ITTF names 10 presidents for new leadership programme
ITTF put 10 federation presidents into a six-month leadership track that could reshape funding, governance and development pathways across 227 member associations.

The ITTF has moved leadership training from rhetoric to results by naming 10 federation presidents for a new six-month programme that could affect how table tennis is funded, governed and delivered in their countries. The inaugural cohort, run with Questline, reaches South Africa, Botswana, Nigeria, Congo Brazzaville, Peru, Pakistan, the Netherlands, Belgium, Iceland and Palau, giving the federation a small but strategically chosen group of decision-makers with direct influence over national programmes.
The selected presidents are Thabang Godfrey Theiso of the South African Table Tennis Board, Kudzanani Motswagole of the Botswana Table Tennis Association, Adesoji Tayo of the Nigeria Table Tennis Federation, Aimé Christian Wonga of the Congo Brazzaville Table Tennis Federation, Magali Montes Obregon of the Peru Table Tennis Federation, Ahmer Mallic of the Pakistan Table Tennis Federation, Irene Faber of Nederlandse Tafeltennisbond, Jean-Michel Mureau of the Royal Belgian Table Tennis Federation, Audur Tinna Adalbjarnardottir of the Icelandic Table Tennis Association and Dillon Meriang of the Palau Table Tennis Association. ITTF said the group spans five continents, underscoring how widely the federation wants its influence to travel.

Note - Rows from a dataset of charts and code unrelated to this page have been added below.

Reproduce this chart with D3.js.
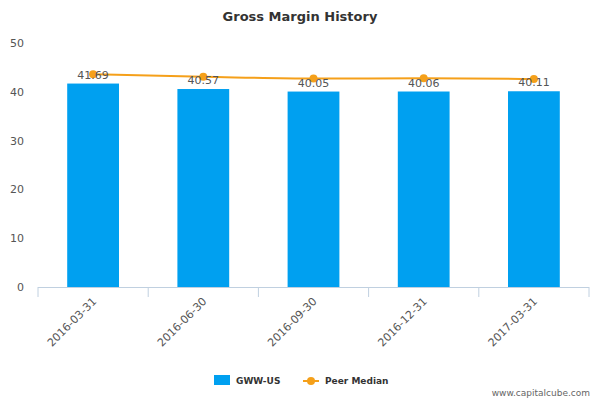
<!DOCTYPE html>
<html><head><meta charset="utf-8">
<script src="https://cdn.jsdelivr.net/npm/d3@7"></script>
<style>body{margin:0;background:#fff;font-family:"DejaVu Sans",sans-serif;}</style>
</head><body>
<svg id="chart" width="600" height="400"></svg>
<script>
const categories = ["2016-03-31", "2016-06-30", "2016-09-30", "2016-12-31", "2017-03-31"];
const company = [41.69, 40.57, 40.05, 40.06, 40.11];
const peer = [43.6, 43.1, 42.7, 42.8, 42.6];
const yTicks = [0, 10, 20, 30, 40, 50];

const svg = d3.select("#chart");
const x = d3.scaleBand().domain(categories).range([38, 589]).paddingInner(0.53).paddingOuter(0.265);
const y = d3.scaleLinear().domain([0, 50]).range([287, 43]);

svg.append("text").attr("x", 300).attr("y", 21).attr("text-anchor", "middle")
    .attr("font-size", 13).attr("font-weight", "bold").attr("fill", "#333").text("Gross Margin History");

// y labels
svg.append("g").selectAll("text").data(yTicks).enter().append("text")
    .attr("x", 24).attr("y", d => y(d) + 4).attr("text-anchor", "end")
    .attr("font-size", 11).attr("fill", "#555").text(d => d);

// bars
svg.append("g").selectAll("rect").data(company).enter().append("rect")
    .attr("x", (d, i) => x(categories[i])).attr("width", x.bandwidth())
    .attr("y", d => y(d)).attr("height", d => y(0) - y(d)).attr("fill", "#00a0f0");

// x axis
svg.append("line").attr("x1", 38).attr("x2", 589).attr("y1", 287.5).attr("y2", 287.5).attr("stroke", "#c0d0e0");
const step = x.step();
const edges = [0, 1, 2, 3, 4, 5].map(i => 38 + i * step);
svg.append("g").selectAll("line").data(edges).enter().append("line")
    .attr("x1", d => d).attr("x2", d => d).attr("y1", 287).attr("y2", 297).attr("stroke", "#c0d0e0");
svg.append("g").selectAll("text").data(categories).enter().append("text")
    .attr("transform", d => `translate(${x(d) + x.bandwidth() / 2 + 4},${302}) rotate(-45)`)
    .attr("text-anchor", "end").attr("font-size", 11).attr("fill", "#555").text(d => d);

// peer line
const cx = (d, i) => x(categories[i]) + x.bandwidth() / 2;
svg.append("path").datum(peer)
    .attr("d", d3.line().x(cx).y(d => y(d)).curve(d3.curveMonotoneX))
    .attr("fill", "none").attr("stroke", "#f5a01a").attr("stroke-width", 2);
svg.append("g").selectAll("circle").data(peer).enter().append("circle")
    .attr("cx", cx).attr("cy", d => y(d)).attr("r", 4).attr("fill", "#f5a01a");

// value labels
svg.append("g").selectAll("text").data(company).enter().append("text")
    .attr("x", cx).attr("y", d => y(d) - 5).attr("text-anchor", "middle")
    .attr("font-size", 11).attr("fill", "#555").text(d => d.toFixed(2));

// legend
svg.append("rect").attr("x", 214).attr("y", 375).attr("width", 16).attr("height", 10).attr("fill", "#00a0f0");
svg.append("text").attr("x", 236).attr("y", 384).attr("font-size", 9).attr("font-weight", "bold").attr("fill", "#333").text("GWW-US");
svg.append("line").attr("x1", 303).attr("x2", 319).attr("y1", 381).attr("y2", 381).attr("stroke", "#f5a01a").attr("stroke-width", 2);
svg.append("circle").attr("cx", 311).attr("cy", 381).attr("r", 4).attr("fill", "#f5a01a");
svg.append("text").attr("x", 325).attr("y", 384).attr("font-size", 9).attr("font-weight", "bold").attr("fill", "#333").text("Peer Median");

svg.append("text").attr("x", 590).attr("y", 396).attr("text-anchor", "end").attr("font-size", 9).attr("fill", "#666").text("www.capitalcube.com");
</script>
</body></html>
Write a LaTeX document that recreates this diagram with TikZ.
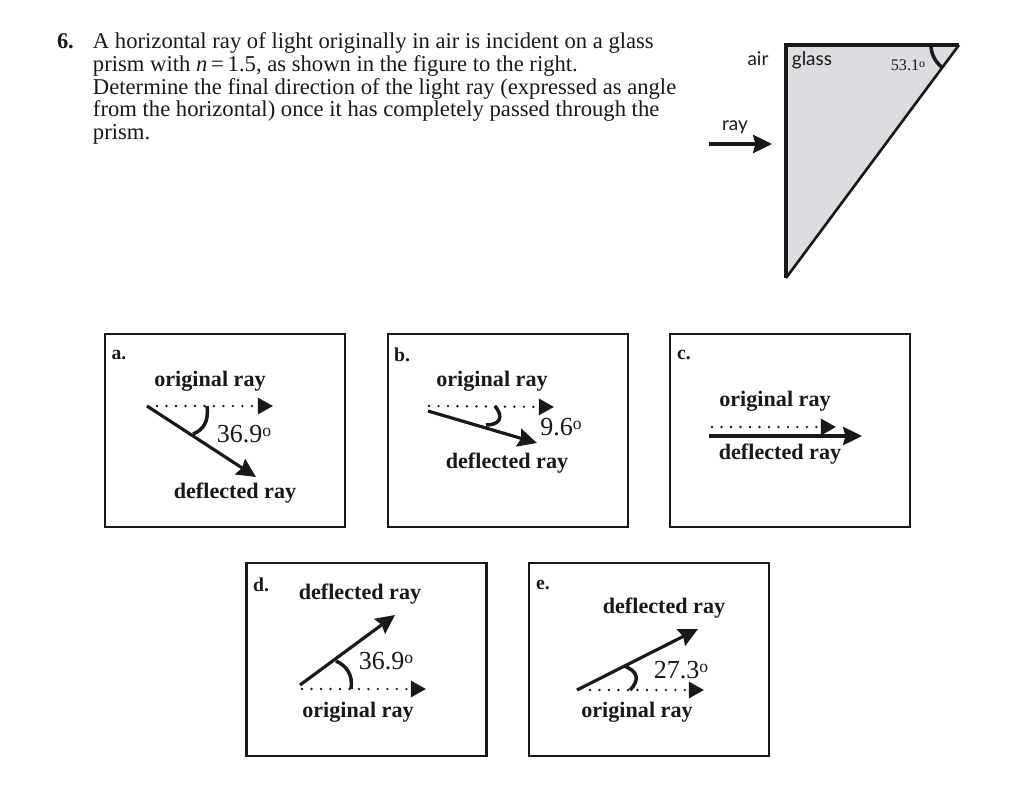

The programme was first announced on 27 April 2026 and was launched publicly at the ITTF World Team Table Tennis Championships Finals London 2026. ITTF says it is structured around five phases that move participants from learning to insight, from insight to impact and from impact to legacy. That sequence matters because the real prize is not classroom language but sharper national governance, stronger event delivery and better pathways for athletes trying to move from domestic systems into international competition.
ITTF also said each yearly cohort will feed into an evolving ITTF Leadership Insights Report, creating a knowledge base for future presidents and member associations. That gives the project a policy edge beyond simple professional development: the lessons gathered from this first group could shape how federations approach club growth, talent pipelines, compliance and sustainability across the sport.

The launch lands in ITTF’s centenary year. Founded in 1926, the federation is marking 100 years in 2026 and says it now has 227 member associations, the highest number among international sport federations. Its 2026 Participation Programme adds scale to the pitch, with 76 member associations involved in 2025, 133 activities delivered, 9,802 participants reached and 45 percent female participation overall.
The timing also fits a wider structural reset. On 2 March 2026, ITTF said it created a dedicated Member Associations Department to bring development, education, governance, institutional legal and sustainability work under one roof. With London hosting the centenary World Team Championships Finals and Dakar set to stage the first-ever IOC Youth Olympic Games in Africa, the federation is using 2026 to push a simple message: leadership capacity is now part of competitive advantage.